→ Task details:
Retype word for word the first line of the listing and each line after it up to the line with "0.19, 0.20, 0.15, 0.08]", with the pictures taken out.

→ Data lines:
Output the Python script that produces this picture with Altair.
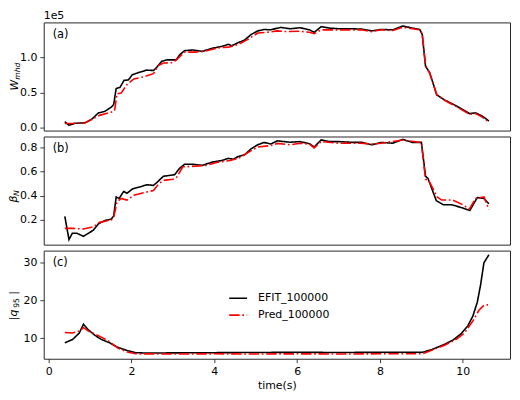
import altair as alt
import pandas as pd

SERIES = ["EFIT_100000", "Pred_100000"]
FONT = "DejaVu Sans"

# ---------- panel (a): W_mhd (units of 1e5) ----------
T_W_EFIT = [0.39, 0.49, 0.64, 0.88, 1.04, 1.20, 1.35, 1.51, 1.57, 1.63, 1.72, 1.82, 1.92, 2.02, 2.22,
            2.37, 2.53, 2.61, 2.73, 2.85, 3.08, 3.16, 3.28, 3.47, 3.71, 3.95, 4.18, 4.34, 4.42, 4.58,
            4.73, 4.89, 5.05, 5.20, 5.36, 5.60, 5.83, 6.07, 6.30, 6.41, 6.58, 6.78, 7.01, 7.33, 7.56,
            7.80, 8.03, 8.31, 8.55, 8.74, 8.96, 9.02, 9.10, 9.20, 9.37, 9.57, 9.84, 10.16, 10.31, 10.47, 10.63]
W_EFIT = [0.085, 0.035, 0.063, 0.07, 0.12, 0.21, 0.23, 0.29, 0.33, 0.555, 0.57, 0.67, 0.675, 0.75, 0.79,
          0.815, 0.81, 0.855, 0.94, 0.96, 0.96, 1.03, 1.09, 1.10, 1.08, 1.125, 1.15, 1.18, 1.16, 1.205,
          1.24, 1.32, 1.37, 1.39, 1.385, 1.42, 1.40, 1.415, 1.385, 1.35, 1.43, 1.41, 1.40, 1.40, 1.395,
          1.37, 1.39, 1.385, 1.44, 1.415, 1.39, 1.32, 0.87, 0.78, 0.465, 0.39, 0.31, 0.20, 0.21, 0.165, 0.095]
T_W_PRED = [0.39, 0.57, 0.88, 1.08, 1.23, 1.51, 1.59, 1.65, 1.75, 1.90, 2.06, 2.29, 2.53, 2.65, 2.77,
            3.00, 3.12, 3.28, 3.55, 3.79, 4.10, 4.34, 4.58, 4.81, 5.05, 5.36, 5.52, 5.75, 6.07, 6.30,
            6.41, 6.58, 7.01, 7.56, 7.80, 8.03, 8.31, 8.55, 8.96, 9.02, 9.10, 9.20, 9.37, 9.57, 9.84,
            10.16, 10.31, 10.47, 10.63]
W_PRED = [0.06, 0.06, 0.07, 0.13, 0.175, 0.22, 0.24, 0.48, 0.49, 0.62, 0.69, 0.72, 0.765, 0.88, 0.915,
          0.92, 0.98, 1.07, 1.07, 1.085, 1.13, 1.14, 1.18, 1.25, 1.34, 1.355, 1.37, 1.36, 1.365, 1.35,
          1.33, 1.385, 1.385, 1.385, 1.36, 1.385, 1.375, 1.42, 1.385, 1.33, 0.88, 0.77, 0.47, 0.385, 0.30,
          0.19, 0.20, 0.15, 0.08]

# ---------- panel (b): beta_N ----------
T_B_EFIT = [0.39, 0.49, 0.57, 0.68, 0.84, 0.96, 1.08, 1.20, 1.35, 1.51, 1.57, 1.63, 1.70, 1.81, 1.89,
            2.02, 2.22, 2.37, 2.53, 2.61, 2.77, 3.04, 3.16, 3.28, 3.47, 3.71, 3.95, 4.18, 4.34, 4.46,
            4.58, 4.73, 4.89, 5.05, 5.20, 5.36, 5.52, 5.83, 6.07, 6.30, 6.41, 6.58, 6.78, 7.01, 7.33,
            7.56, 7.80, 8.03, 8.31, 8.55, 8.78, 9.00, 9.10, 9.16, 9.36, 9.53, 9.72, 9.92, 10.17, 10.35,
            10.51, 10.63]
B_EFIT = [0.229, 0.038, 0.09, 0.09, 0.065, 0.09, 0.116, 0.168, 0.194, 0.207, 0.233, 0.39, 0.377, 0.435, 0.42,
          0.455, 0.474, 0.49, 0.485, 0.508, 0.56, 0.573, 0.625, 0.659, 0.659, 0.65, 0.677, 0.69, 0.708, 0.70,
          0.724, 0.737, 0.787, 0.82, 0.839, 0.826, 0.852, 0.841, 0.846, 0.828, 0.802, 0.86, 0.846, 0.846, 0.84,
          0.84, 0.82, 0.839, 0.833, 0.864, 0.84, 0.84, 0.56, 0.542, 0.359, 0.325, 0.325, 0.307, 0.278, 0.385,
          0.377, 0.333]
T_B_PRED = [0.39, 0.57, 0.84, 1.08, 1.23, 1.51, 1.57, 1.65, 1.75, 1.89, 2.06, 2.29, 2.53, 2.65, 2.77,
            3.00, 3.08, 3.24, 3.55, 3.79, 4.10, 4.38, 4.58, 4.81, 5.05, 5.36, 5.52, 5.83, 6.07, 6.30,
            6.41, 6.58, 7.01, 7.56, 7.80, 8.03, 8.55, 9.00, 9.10, 9.17, 9.38, 9.49, 9.76, 10.00, 10.16,
            10.31, 10.51, 10.63]
B_PRED = [0.13, 0.13, 0.125, 0.143, 0.18, 0.20, 0.22, 0.35, 0.377, 0.364, 0.403, 0.424, 0.443, 0.495, 0.526,
          0.535, 0.547, 0.638, 0.643, 0.65, 0.677, 0.69, 0.708, 0.755, 0.802, 0.813, 0.831, 0.82, 0.833, 0.825,
          0.794, 0.846, 0.833, 0.833, 0.825, 0.833, 0.859, 0.837, 0.535, 0.53, 0.39, 0.364, 0.364, 0.325, 0.29,
          0.377, 0.39, 0.287]

# ---------- panel (c): |q95| ----------
T_Q_EFIT = [0.39, 0.58, 0.74, 0.84, 0.96, 1.12, 1.27, 1.47, 1.67, 1.90, 2.10, 2.37, 3.0, 4.0, 5.0,
            6.0, 7.0, 8.0, 9.02, 9.25, 9.53, 9.76, 9.96, 10.12, 10.24, 10.35, 10.43, 10.51, 10.63]
Q_EFIT = [8.8, 9.7, 11.4, 13.7, 12.2, 10.75, 9.7, 8.8, 7.6, 6.75, 6.2, 6.1, 6.15, 6.2, 6.25,
          6.3, 6.25, 6.3, 6.3, 7.0, 8.25, 9.5, 11.2, 13.25, 15.75, 19.5, 24.1, 29.9, 32.0]
T_Q_PRED = [0.39, 0.57, 0.74, 0.84, 0.96, 1.12, 1.27, 1.47, 1.67, 1.90, 2.10, 3.0, 4.0, 5.0, 6.0,
            7.0, 8.0, 9.02, 9.29, 9.57, 9.84, 10.04, 10.24, 10.39, 10.51, 10.61]
Q_PRED = [11.5, 11.4, 11.9, 12.8, 11.9, 11.1, 10.3, 9.1, 7.4, 6.4, 5.9, 5.85, 5.9, 5.85, 5.9,
          5.85, 5.9, 5.9, 7.0, 8.25, 9.7, 11.4, 14.5, 17.4, 18.7, 18.8]

X_TICKS = [0, 2, 4, 6, 8, 10]
X_DOMAIN = [-0.12, 11.14]

W, H = 470, 109
TB = -26  # baseline offset of rotated y titles (relative to plot left)


def frame(t1, v1, t2, v2):
    return pd.concat([
        pd.DataFrame({"t": t1, "v": v1, "series": SERIES[0]}),
        pd.DataFrame({"t": t2, "v": v2, "series": SERIES[1]}),
    ], ignore_index=True)


one = pd.DataFrame({"d": [0]})


def txt(text, x, y, size=11, style="normal", angle=0, align="left"):
    return alt.Chart(one).mark_text(
        text=text, font=FONT, fontSize=size, fontStyle=style, angle=angle,
        align=align, baseline="alphabetic", color="black"
    ).encode(x=alt.value(x), y=alt.value(y))


def lines(df, ydomain, yticks, yfmt, show_x, legend):
    if show_x:
        xenc = alt.X("t:Q", scale=alt.Scale(domain=X_DOMAIN, nice=False, zero=False),
                     axis=alt.Axis(values=X_TICKS, format="d", title="time(s)"))
    else:
        xenc = alt.X("t:Q", scale=alt.Scale(domain=X_DOMAIN, nice=False, zero=False), axis=None)
    leg = None
    if legend:
        leg = alt.Legend(title=None, orient="none", legendX=186, legendY=38,
                         symbolType="stroke", symbolSize=324, symbolStrokeWidth=1.6,
                         labelFont=FONT, labelFontSize=11, labelColor="black",
                         labelOffset=10, padding=0, rowPadding=2)
    return alt.Chart(df).mark_line(strokeWidth=1.6, clip=True).encode(
        x=xenc,
        y=alt.Y("v:Q", scale=alt.Scale(domain=ydomain, nice=False, zero=False),
                axis=alt.Axis(values=yticks, format=yfmt, title=None)),
        color=alt.Color("series:N", scale=alt.Scale(domain=SERIES, range=["black", "red"]), legend=leg),
        strokeDash=alt.StrokeDash("series:N",
                                  scale=alt.Scale(domain=SERIES, range=[[1, 0], [10.5, 2.7, 1.7, 2.7]]),
                                  legend=leg),
        order=alt.Order("t:Q"),
    )


c_mid = H / 2

pa = alt.layer(
    lines(frame(T_W_EFIT, W_EFIT, T_W_PRED, W_PRED), [-0.04, 1.49], [0.0, 0.5, 1.0], ".1f", False, False),
    txt("(a)", 9, 16, size=11.5),
    txt("1e5", 0, -3),
    txt("W", TB, c_mid + 14, style="italic", angle=270),
    txt("mhd", TB + 1.7, c_mid + 3.3, size=7.7, style="italic", angle=270),
).properties(width=W, height=H)

pb = alt.layer(
    lines(frame(T_B_EFIT, B_EFIT, T_B_PRED, B_PRED), [-0.004, 0.888], [0.2, 0.4, 0.6, 0.8], ".1f", False, False),
    txt("(b)", 9, 16, size=11.5),
    txt("β", TB - 0.5, c_mid + 12, style="italic", angle=270),
    txt("N", TB + 1.2, c_mid + 5.4, size=7.7, style="italic", angle=270),
).properties(width=W, height=H)

pc = alt.layer(
    lines(frame(T_Q_EFIT, Q_EFIT, T_Q_PRED, Q_PRED), [4.6, 33.1], [10, 20, 30], "d", True, True),
    txt("(c)", 9, 16, size=11.5),
    txt("|", TB - 0.5, c_mid + 16, angle=270),
    txt("q", TB - 0.5, c_mid + 12, style="italic", angle=270),
    txt("95", TB + 1, c_mid + 3.2, size=7.7, angle=270),
    txt("|", TB - 0.5, c_mid - 10, angle=270),
).properties(width=W, height=H)

chart = alt.vconcat(pa, pb, pc, spacing=6, bounds="flush").resolve_scale(
    y="independent", color="independent", strokeDash="independent"
).resolve_legend(color="independent", strokeDash="independent").properties(
    padding={"left": 0, "right": 1, "top": 0, "bottom": 2}
).configure_view(
    stroke="#262626", strokeWidth=1
).configure_axis(
    domain=False, grid=False, ticks=True, tickSize=3.9, tickWidth=0.9, tickColor="#262626",
    labelFont=FONT, labelFontSize=11, labelColor="black", labelPadding=3,
    titleFont=FONT, titleFontSize=11, titleFontWeight="normal", titleColor="black", titlePadding=3,
)

chart.save("out.html", embed_options={"renderer": "svg", "actions": False})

→ Solution for this problem:
Output the Python script that produces this picture with Altair.
import altair as alt
import pandas as pd

SERIES = ["EFIT_100000", "Pred_100000"]
FONT = "DejaVu Sans"

# ---------- panel (a): W_mhd (units of 1e5) ----------
T_W_EFIT = [0.39, 0.49, 0.64, 0.88, 1.04, 1.20, 1.35, 1.51, 1.57, 1.63, 1.72, 1.82, 1.92, 2.02, 2.22,
            2.37, 2.53, 2.61, 2.73, 2.85, 3.08, 3.16, 3.28, 3.47, 3.71, 3.95, 4.18, 4.34, 4.42, 4.58,
            4.73, 4.89, 5.05, 5.20, 5.36, 5.60, 5.83, 6.07, 6.30, 6.41, 6.58, 6.78, 7.01, 7.33, 7.56,
            7.80, 8.03, 8.31, 8.55, 8.74, 8.96, 9.02, 9.10, 9.20, 9.37, 9.57, 9.84, 10.16, 10.31, 10.47, 10.63]
W_EFIT = [0.085, 0.035, 0.063, 0.07, 0.12, 0.21, 0.23, 0.29, 0.33, 0.555, 0.57, 0.67, 0.675, 0.75, 0.79,
          0.815, 0.81, 0.855, 0.94, 0.96, 0.96, 1.03, 1.09, 1.10, 1.08, 1.125, 1.15, 1.18, 1.16, 1.205,
          1.24, 1.32, 1.37, 1.39, 1.385, 1.42, 1.40, 1.415, 1.385, 1.35, 1.43, 1.41, 1.40, 1.40, 1.395,
          1.37, 1.39, 1.385, 1.44, 1.415, 1.39, 1.32, 0.87, 0.78, 0.465, 0.39, 0.31, 0.20, 0.21, 0.165, 0.095]
T_W_PRED = [0.39, 0.57, 0.88, 1.08, 1.23, 1.51, 1.59, 1.65, 1.75, 1.90, 2.06, 2.29, 2.53, 2.65, 2.77,
            3.00, 3.12, 3.28, 3.55, 3.79, 4.10, 4.34, 4.58, 4.81, 5.05, 5.36, 5.52, 5.75, 6.07, 6.30,
            6.41, 6.58, 7.01, 7.56, 7.80, 8.03, 8.31, 8.55, 8.96, 9.02, 9.10, 9.20, 9.37, 9.57, 9.84,
            10.16, 10.31, 10.47, 10.63]
W_PRED = [0.06, 0.06, 0.07, 0.13, 0.175, 0.22, 0.24, 0.48, 0.49, 0.62, 0.69, 0.72, 0.765, 0.88, 0.915,
          0.92, 0.98, 1.07, 1.07, 1.085, 1.13, 1.14, 1.18, 1.25, 1.34, 1.355, 1.37, 1.36, 1.365, 1.35,
          1.33, 1.385, 1.385, 1.385, 1.36, 1.385, 1.375, 1.42, 1.385, 1.33, 0.88, 0.77, 0.47, 0.385, 0.30,
          0.19, 0.20, 0.15, 0.08]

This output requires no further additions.